Summary
Cummins Inc. (CMI) filed an 8-K on August 19, 2022, detailing significant updates to its credit facilities. The company entered into new credit agreements that consolidate and enhance its borrowing capacity, primarily a Fourth Amended and Restated 364-Day Credit Agreement for up to $1.5 billion and an Incremental 364-Day Credit Agreement for an additional $500 million, both expiring on August 16, 2023. These agreements replace previous credit facilities and include provisions for potential further increases and a "Term-Out Option" to convert revolving loans into term loans. Furthermore, Cummins amended its existing 5-Year Credit Agreement to transition from LIBOR to SOFR as the primary interest rate benchmark, reflecting industry-wide shifts. The new credit facilities are unsecured, with Cummins providing guarantees for subsidiary borrowings. The covenants include a financial metric requiring the ratio of consolidated net debt to consolidated total capital to not exceed 0.65:1. This proactive management of its credit structure provides financial flexibility and aligns with current market practices.
Key Highlights
- 1Entered into new credit agreements totaling up to $2.0 billion in revolving and swingline loans, with a commitment termination date of August 16, 2023.
- 2Amended existing 5-Year Credit Agreement to replace LIBOR with SOFR as the interest rate benchmark.
- 3New credit facilities are unsecured, with Cummins guaranteeing subsidiary borrowings.

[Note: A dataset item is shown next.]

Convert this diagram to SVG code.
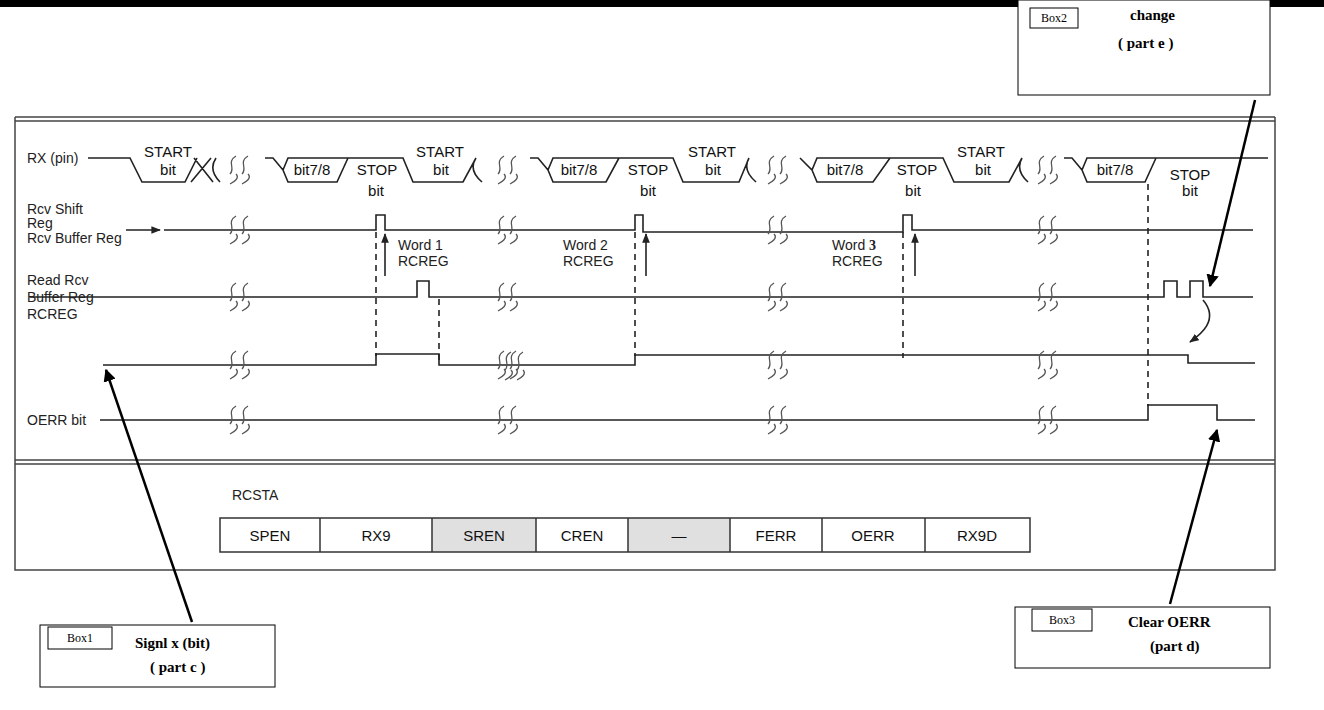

- 4Option to request up to an additional $750 million in borrowing capacity under the 364-Day Credit Agreement, subject to certain conditions.
- 5Introduced a 'Term-Out Option' allowing conversion of revolving loans into term loans maturing one year after the commitment termination date.
- 6Maintained a financial covenant requiring consolidated net debt to consolidated total capital ratio not to exceed 0.65:1.
- 7Current interest rates are based on Alternate Base Rate, Adjusted Term SOFR Rate, Adjusted EURIBO Rate, Adjusted Daily Simple RFR, or other agreed-upon rates, with applicable rates tiered based on credit ratings.